Extracted data:
☆ ☆ ☆ ☆ ☆ ☆ ☆
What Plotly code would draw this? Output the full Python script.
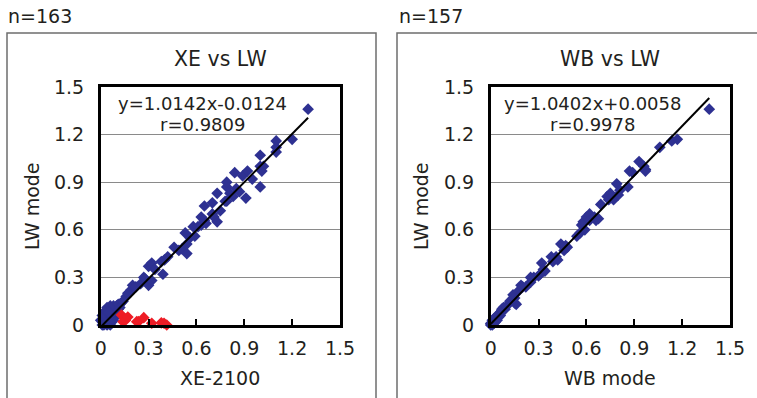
import plotly.graph_objects as go

W, H = 757, 398

# ---------------- data ----------------
xe_blue_x = [0.01, 0.02, 0.02, 0.03, 0.03, 0.04, 0.05, 0.05, 0.06, 0.06, 0.07, 0.07, 0.08, 0.08, 0.09,
             0.04, 0.05, 0.03, 0.02, 0.06, 0.10, 0.11, 0.10, 0.12, 0.13, 0.08, 0.06, 0.04, 0.01, 0.02,
             0.05, 0.09, 0.07, 0.00, 0.01, 0.03, 0.04, 0.06, 0.08, 0.09, 0.11, 0.12, 0.07, 0.05, 0.03,
             0.14, 0.16, 0.19, 0.20, 0.17, 0.22, 0.25, 0.27, 0.28, 0.30, 0.32, 0.30, 0.32, 0.34, 0.39,
             0.38, 0.40, 0.42, 0.46, 0.49, 0.51, 0.54, 0.54, 0.53, 0.56, 0.59, 0.58, 0.61, 0.63, 0.63,
             0.65, 0.65, 0.66, 0.70, 0.71, 0.70, 0.73, 0.73, 0.75, 0.78, 0.79, 0.79, 0.79, 0.81, 0.83,
             0.84, 0.85, 0.87, 0.89, 0.91, 0.92, 0.95, 1.00, 1.00, 1.00, 1.01, 1.02, 1.10, 1.10, 1.10,
             1.20, 1.30]
xe_blue_y = [0.00, 0.01, 0.03, 0.02, 0.05, 0.04, 0.06, 0.03, 0.08, 0.05, 0.10, 0.07, 0.09, 0.06, 0.11,
             0.08, 0.10, 0.07, 0.05, 0.11, 0.12, 0.10, 0.08, 0.13, 0.14, 0.03, 0.00, 0.00, 0.02, 0.00,
             0.01, 0.05, 0.02, 0.03, 0.06, 0.09, 0.11, 0.12, 0.12, 0.07, 0.13, 0.11, 0.04, 0.08, 0.01,
             0.15, 0.18, 0.22, 0.25, 0.20, 0.24, 0.26, 0.30, 0.29, 0.25, 0.28, 0.37, 0.39, 0.35, 0.32,
             0.40, 0.41, 0.43, 0.49, 0.47, 0.48, 0.45, 0.51, 0.58, 0.55, 0.56, 0.62, 0.62, 0.63, 0.68,
             0.66, 0.75, 0.64, 0.70, 0.68, 0.77, 0.65, 0.83, 0.72, 0.78, 0.87, 0.90, 0.78, 0.83, 0.81,
             0.96, 0.86, 0.84, 0.94, 0.80, 0.97, 0.92, 0.87, 1.00, 1.07, 0.97, 1.00, 1.09, 1.12, 1.16,
             1.17, 1.36]
xe_red_x = [0.13, 0.14, 0.15, 0.155, 0.17, 0.226, 0.236, 0.27, 0.32, 0.38, 0.397, 0.414]
xe_red_y = [0.063, 0.02, 0.04, 0.03, 0.05, 0.021, 0.021, 0.046, 0.011, 0.014, 0.011, 0.0]

wb_x = [0.00, 0.01, 0.01, 0.02, 0.02, 0.03, 0.03, 0.04, 0.04, 0.05, 0.05, 0.06, 0.06, 0.07, 0.07,
        0.08, 0.09, 0.10, 0.02, 0.00, 0.01, 0.03, 0.04,
        0.12, 0.14, 0.15, 0.16, 0.15, 0.17, 0.19, 0.20, 0.22, 0.25, 0.25, 0.27, 0.30, 0.31, 0.32,
        0.33, 0.34, 0.38, 0.39, 0.41, 0.42, 0.44, 0.46, 0.48, 0.47, 0.54, 0.56, 0.57, 0.58, 0.59,
        0.60, 0.62, 0.62, 0.65, 0.66, 0.675, 0.69, 0.73, 0.75, 0.74, 0.77, 0.79, 0.81, 0.80, 0.86,
        0.87, 0.89, 0.93, 0.96, 0.97, 0.97, 1.06, 1.135, 1.17, 1.37]
wb_y = [0.00, 0.01, 0.00, 0.02, 0.01, 0.03, 0.04, 0.05, 0.06, 0.05, 0.07, 0.08, 0.06, 0.09, 0.10,
        0.11, 0.10, 0.12, 0.04, 0.01, 0.03, 0.02, 0.03,
        0.15, 0.19, 0.14, 0.13, 0.17, 0.21, 0.25, 0.24, 0.24, 0.27, 0.30, 0.30, 0.31, 0.32, 0.39,
        0.35, 0.34, 0.43, 0.40, 0.43, 0.41, 0.51, 0.47, 0.49, 0.50, 0.56, 0.58, 0.63, 0.65, 0.60,
        0.68, 0.70, 0.66, 0.68, 0.66, 0.67, 0.76, 0.81, 0.83, 0.79, 0.79, 0.89, 0.85, 0.82, 0.87,
        0.97, 0.96, 1.03, 1.00, 0.98, 0.97, 1.12, 1.16, 1.17, 1.36]

xe_slope, xe_icpt = 1.0142, -0.0124
wb_slope, wb_icpt = 1.0402, 0.0058

axis_vals = [0, 0.3, 0.6, 0.9, 1.2, 1.5]
axis_text = ["0", "0.3", "0.6", "0.9", "1.2", "1.5"]

# ---------------- figure ----------------
BLUE = "#2e3192"
RED = "#ee1c25"
TXT = "#231f20"
FONT = "DejaVu Sans"


def px(x):
    return x / W


def py(y):
    return 1 - y / H


fig = go.Figure()


def add_panel(xs, ys, slope, icpt, xa, ya, red=None):
    fig.add_trace(go.Scatter(x=xs, y=ys, mode="markers", xaxis=xa, yaxis=ya,
                             marker=dict(symbol="diamond", size=9, color=BLUE, line=dict(width=0)),
                             cliponaxis=False, showlegend=False, hoverinfo="x+y"))
    if red:
        fig.add_trace(go.Scatter(x=red[0], y=red[1], mode="markers", xaxis=xa, yaxis=ya,
                                 marker=dict(symbol="diamond", size=9, color=RED, line=dict(width=0)),
                                 cliponaxis=False, showlegend=False, hoverinfo="x+y"))
    allx = list(xs) + (list(red[0]) if red else [])
    x0, x1 = min(allx), max(allx)
    fig.add_trace(go.Scatter(x=[x0, x1], y=[slope * x0 + icpt, slope * x1 + icpt], mode="lines",
                             xaxis=xa, yaxis=ya, line=dict(color="black", width=2),
                             cliponaxis=False, showlegend=False, hoverinfo="skip"))


add_panel(xe_blue_x, xe_blue_y, xe_slope, xe_icpt, "x", "y", red=(xe_red_x, xe_red_y))
add_panel(wb_x, wb_y, wb_slope, wb_icpt, "x2", "y2")

ydom = [py(325), py(87)]
xaxis_common = dict(range=[0, 1.5], tickvals=axis_vals, ticktext=axis_text,
                    ticks="inside", ticklen=6, tickwidth=2, tickcolor="black",
                    showline=True, mirror=True, linewidth=2.5, linecolor="black",
                    showgrid=False, zeroline=False, ticklabelstandoff=4, automargin=False,
                    tickfont=dict(family=FONT, size=19, color=TXT), fixedrange=True)
yaxis_common = dict(range=[0, 1.5], tickvals=axis_vals, ticktext=axis_text,
                    ticks="", showline=True, mirror=True, linewidth=2.5, linecolor="black",
                    showgrid=True, gridcolor="#8a8a8a", gridwidth=1, zeroline=False,
                    ticklabelstandoff=10, automargin=False,
                    tickfont=dict(family=FONT, size=19, color=TXT), fixedrange=True)

fig.update_layout(
    template="none",
    width=W, height=H,
    margin=dict(l=0, r=0, t=0, b=0, autoexpand=False),
    paper_bgcolor="white", plot_bgcolor="white",
    xaxis=dict(domain=[px(100.7), px(340)], anchor="y", **xaxis_common),
    yaxis=dict(domain=ydom, anchor="x", **yaxis_common),
    xaxis2=dict(domain=[px(490.7), px(730)], anchor="y2", **xaxis_common),
    yaxis2=dict(domain=ydom, anchor="x2", **yaxis_common),
    showlegend=False,
)

# outer chart-area frames
for x0, x1 in [(7, 376), (397, 800)]:
    fig.add_shape(type="rect", xref="paper", yref="paper",
                  x0=px(x0), x1=px(x1), y0=py(33), y1=py(420),
                  line=dict(color="#6e6e6e", width=1.5), fillcolor="rgba(0,0,0,0)", layer="below")


def note(text, x, y, size=18, angle=0, xanchor="center"):
    fig.add_annotation(text=text, x=px(x), y=py(y), xref="paper", yref="paper",
                       showarrow=False, xanchor=xanchor, yanchor="middle", textangle=angle,
                       font=dict(family=FONT, size=size, color=TXT))


note("n=163", 6, 16, size=19, xanchor="left")
note("n=157", 397, 16, size=19, xanchor="left")
note("XE vs LW", 220, 59, size=20.5)
note("WB vs LW", 610, 59, size=20.5)
note("y=1.0142x-0.0124", 202, 103)
note("r=0.9809", 202, 124)
note("y=1.0402x+0.0058", 592, 103)
note("r=0.9978", 592, 124)
note("LW mode", 32, 206, size=19, angle=-90)
note("LW mode", 421, 206, size=19, angle=-90)
note("XE-2100", 220, 378, size=19)
note("WB mode", 610, 378, size=19)

fig.write_html("out.html", config={"displayModeBar": False},
               post_script="document.body.style.margin='0';document.body.style.overflow='hidden';")
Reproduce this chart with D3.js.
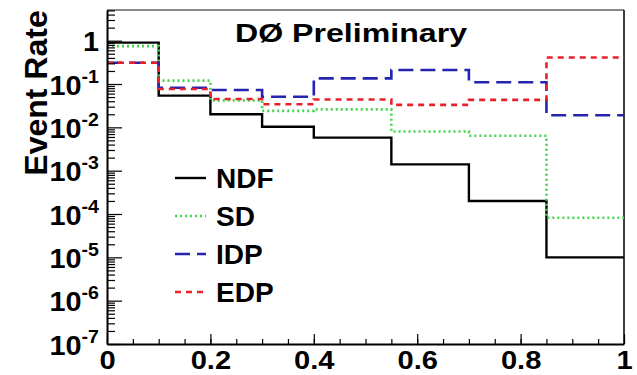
<!DOCTYPE html>
<html>
<head>
<meta charset="utf-8">
<script src="https://cdn.jsdelivr.net/npm/d3@7"></script>
<style>
  html, body { margin: 0; padding: 0; background: #fff; }
  svg { display: block; }
  text { font-family: "Liberation Sans", Arial, Helvetica, sans-serif; font-weight: bold; fill: #000; }
</style>
</head>
<body>
<svg id="chart" width="637" height="375"></svg>
<script>
// bin edges along x
const edges = [0, 0.1, 0.2, 0.3, 0.4, 0.55, 0.7, 0.85, 1];

// per-bin event rates
const ndf = [0.9, 0.054, 0.020, 0.0103, 0.0058, 0.0014, 2.0e-4, 1.0e-5];
const sd  = [0.75, 0.12, 0.042, 0.024, 0.026, 0.0080, 0.0064, 8.2e-5];
const idp = [0.31, 0.082, 0.073, 0.051, 0.135, 0.21, 0.11, 0.019];
const edp = [0.31, 0.077, 0.045, 0.034, 0.044, 0.033, 0.043, 0.41];

const seriesNames = ['NDF', 'SD', 'IDP', 'EDP'];
const xTicks = [0, 0.2, 0.4, 0.6, 0.8, 1];
const xTickLabels = ['0', '0.2', '0.4', '0.6', '0.8', '1'];
const yExponents = [0, -1, -2, -3, -4, -5, -6, -7];

const styles = {
  NDF: { color: '#000000', dash: null, width: 2.4 },
  SD:  { color: '#44d44c', dash: '2,3', width: 2.6 },
  IDP: { color: '#2424b0', dash: '15,7', width: 2.6 },
  EDP: { color: '#e8202c', dash: '6,5', width: 2.6 }
};

const svg = d3.select('#chart');
const margin = { top: 10, right: 13, bottom: 31, left: 107 };
const width = +svg.attr('width') - margin.left - margin.right;
const height = +svg.attr('height') - margin.top - margin.bottom;
const g = svg.append('g').attr('transform', `translate(${margin.left},${margin.top})`);

const x = d3.scaleLinear().domain([0, 1]).range([0, width]);
const y = d3.scaleLog().domain([1e-7, Math.pow(10, 0.708)]).range([height, 0]);

// frame: top gray, right black
g.append('line').attr('x1', 0).attr('x2', width).attr('y1', 0).attr('y2', 0)
  .attr('stroke', '#888').attr('stroke-width', 2);
g.append('line').attr('x1', width).attr('x2', width).attr('y1', 0).attr('y2', height)
  .attr('stroke', '#000').attr('stroke-width', 1.5);

// histograms
const data = { NDF: ndf, SD: sd, IDP: idp, EDP: edp };
const line = d3.line()
  .x(p => x(p[0]))
  .y(p => y(p[1]))
  .curve(d3.curveStepAfter);

seriesNames.forEach(name => {
  const vals = data[name];
  const pts = vals.map((v, i) => [edges[i], v]);
  pts.push([edges[edges.length - 1], vals[vals.length - 1]]);
  const st = styles[name];
  g.append('path')
    .datum(pts)
    .attr('d', line)
    .attr('fill', 'none')
    .attr('stroke', st.color)
    .attr('stroke-width', st.width)
    .attr('stroke-dasharray', st.dash);
});

// x axis
const xMinor = d3.range(0, 1.0001, 0.05).map(v => +v.toFixed(2));
g.append('g')
  .attr('transform', `translate(0,${height})`)
  .call(d3.axisBottom(x).tickValues(xMinor).tickSize(-5).tickSizeOuter(0).tickFormat(''))
  .call(a => a.select('.domain').remove())
  .call(a => a.selectAll('line').attr('stroke-width', 1.2));
g.append('g')
  .attr('transform', `translate(0,${height})`)
  .call(d3.axisBottom(x).tickValues(xTicks).tickSize(-10).tickSizeOuter(0).tickPadding(7)
    .tickFormat((d, i) => xTickLabels[i]))
  .call(a => a.select('.domain').attr('stroke-width', 2))
  .call(a => a.selectAll('line').attr('stroke-width', 1.2))
  .call(a => a.selectAll('text')
    .attr('font-size', 26)
    .attr('font-family', null)
    .attr('fill', '#000')
    .attr('transform', 'scale(1.12,1)'));

// y axis
const yMajor = yExponents.map(e => Math.pow(10, e));
const yMinor = [];
yExponents.forEach(e => {
  for (let k = 2; k <= 9; k++) {
    const v = k * Math.pow(10, e);
    if (v < y.domain()[1]) yMinor.push(v);
  }
});
g.append('g')
  .call(d3.axisLeft(y).tickValues(yMinor).tickSize(-8).tickSizeOuter(0).tickFormat(''))
  .call(a => a.select('.domain').remove())
  .call(a => a.selectAll('line').attr('stroke-width', 1.2));
const yAxis = g.append('g')
  .call(d3.axisLeft(y).tickValues(yMajor).tickSize(-15).tickSizeOuter(0).tickPadding(8).tickFormat(''))
  .call(a => a.select('.domain').attr('stroke-width', 2))
  .call(a => a.selectAll('line').attr('stroke-width', 1.2));

yAxis.selectAll('.tick text')
  .attr('font-family', null)
  .attr('fill', '#000')
  .attr('x', 0)
  .attr('transform', 'translate(-8,0) scale(1.03,1)')
  .each(function (d) {
    const t = d3.select(this);
    const e = Math.round(Math.log10(d));
    if (e === 0) {
      t.append('tspan').attr('font-size', 28).attr('dy', '0.35em').text('1');
    } else {
      t.append('tspan').attr('font-size', 28).attr('dy', '0.36em').text('10');
      t.append('tspan').attr('font-size', 19).attr('dy', '-0.62em').text(String(e));
    }
  });

// y title
svg.append('text')
  .attr('transform', 'translate(47,93) rotate(-90)')
  .attr('text-anchor', 'middle')
  .attr('font-size', 32)
  .text('Event Rate');

// title
svg.append('text')
  .attr('x', 235)
  .attr('y', 42)
  .attr('font-size', 26)
  .attr('textLength', 232)
  .attr('lengthAdjust', 'spacingAndGlyphs')
  .text('DØ Preliminary');

// legend
const legendLineY = [178, 216, 254, 292];
const legend = svg.append('g');
seriesNames.forEach((name, i) => {
  const st = styles[name];
  legend.append('line')
    .attr('x1', 175).attr('x2', 206)
    .attr('y1', legendLineY[i]).attr('y2', legendLineY[i])
    .attr('stroke', st.color)
    .attr('stroke-width', st.width)
    .attr('stroke-dasharray', st.dash);
  legend.append('text')
    .attr('x', 216)
    .attr('y', legendLineY[i] + 10)
    .attr('font-size', 28)
    .text(name);
});
</script>
</body>
</html>
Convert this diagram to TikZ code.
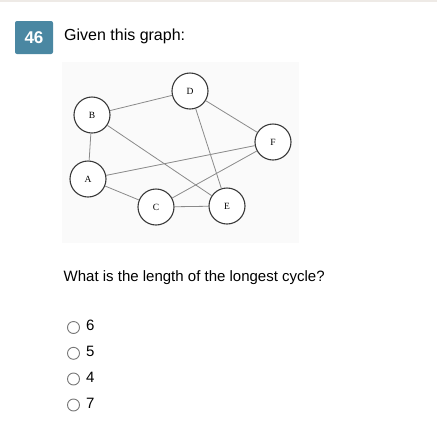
\documentclass[tikz,border=0pt]{standalone}
\usepackage{fontspec}
\setmainfont{Liberation Sans}
\newfontfamily\graphfont{Liberation Serif}
\definecolor{badgeblue}{HTML}{4A87A2}
\definecolor{topline}{HTML}{EEEAE6}
\definecolor{edgegray}{HTML}{8A8A8A}
\definecolor{ringgray}{HTML}{3A3A3A}
\definecolor{radiogray}{HTML}{777777}
\definecolor{paper}{HTML}{FAFAFA}

\begin{document}
\begin{tikzpicture}[x=1pt,y=1pt,
  vertex/.style={circle,draw=ringgray,line width=1.1pt,fill=white,minimum size=36pt,inner sep=0pt,font=\graphfont\fontsize{9.5}{10}\selectfont},
  link/.style={edgegray,line width=0.8pt},
  radio/.style={circle,draw=radiogray,line width=0.9pt,minimum size=12pt,inner sep=0pt},
  answer/.style={anchor=base west,inner sep=0pt,font=\fontsize{15}{18}\selectfont}]
  \useasboundingbox (0,0) rectangle (437,-424);
  \fill[topline] (0,0) rectangle (437,-1.5);

  % header
  \node[fill=badgeblue,rounded corners=2pt,minimum width=38pt,minimum height=33pt,
        inner sep=0pt,text=white,font=\bfseries\fontsize{17}{18}\selectfont] (badge) at (34,-37.5) {46};
  \node[anchor=base west,inner sep=0pt,font=\fontsize{16}{18}\selectfont] (title) at (64,-40) {Given this graph:};

  % graph
  \fill[paper] (62,-62) rectangle (299,-243);
  \node[vertex] (D) at (190,-91) {D};
  \node[vertex] (B) at (92,-115) {B};
  \node[vertex] (F) at (273,-142) {F};
  \node[vertex] (A) at (88,-179) {A};
  \node[vertex] (C) at (156,-207) {C};
  \node[vertex] (E) at (227,-206) {E};

  \draw[link] (B) -- (D);
  \draw[link] (B) -- (A);
  \draw[link] (B) -- (E);
  \draw[link] (D) -- (F);
  \draw[link] (D) -- (E);
  \draw[link] (A) -- (F);
  \draw[link] (A) -- (C);
  \draw[link] (C) -- (E);
  \draw[link] (C) -- (F);

  % question
  \node[anchor=base west,inner sep=0pt,font=\fontsize{15}{18}\selectfont] (question) at (63.5,-281.5) {What is the length of the longest cycle?};

  \node[radio] (r1) at (73.5,-327.5) {};
  \node[answer] (o1) at (86,-330.7) {6};
  \node[radio] (r2) at (73.5,-353.3) {};
  \node[answer] (o2) at (86,-356.6) {5};
  \node[radio] (r3) at (73.5,-379) {};
  \node[answer] (o3) at (86,-382.3) {4};
  \node[radio] (r4) at (73.5,-405) {};
  \node[answer] (o4) at (86,-408.3) {7};
\end{tikzpicture}
\end{document}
☆ ☆ ☆ ☆ ☆ ☆ ☆
The exercise: What's needed is an exact copy of the records above from the line containing "Reproduce this chart with D3.js." down to the line containing "0.033, 0.043, 0.41];", both included, without any pictures.

Response to this task:
Reproduce this chart with D3.js.
<!DOCTYPE html>
<html>
<head>
<meta charset="utf-8">
<script src="https://cdn.jsdelivr.net/npm/d3@7"></script>
<style>
  html, body { margin: 0; padding: 0; background: #fff; }
  svg { display: block; }
  text { font-family: "Liberation Sans", Arial, Helvetica, sans-serif; font-weight: bold; fill: #000; }
</style>
</head>
<body>
<svg id="chart" width="637" height="375"></svg>
<script>
// bin edges along x
const edges = [0, 0.1, 0.2, 0.3, 0.4, 0.55, 0.7, 0.85, 1];

// per-bin event rates
const ndf = [0.9, 0.054, 0.020, 0.0103, 0.0058, 0.0014, 2.0e-4, 1.0e-5];
const sd  = [0.75, 0.12, 0.042, 0.024, 0.026, 0.0080, 0.0064, 8.2e-5];
const idp = [0.31, 0.082, 0.073, 0.051, 0.135, 0.21, 0.11, 0.019];
const edp = [0.31, 0.077, 0.045, 0.034, 0.044, 0.033, 0.043, 0.41];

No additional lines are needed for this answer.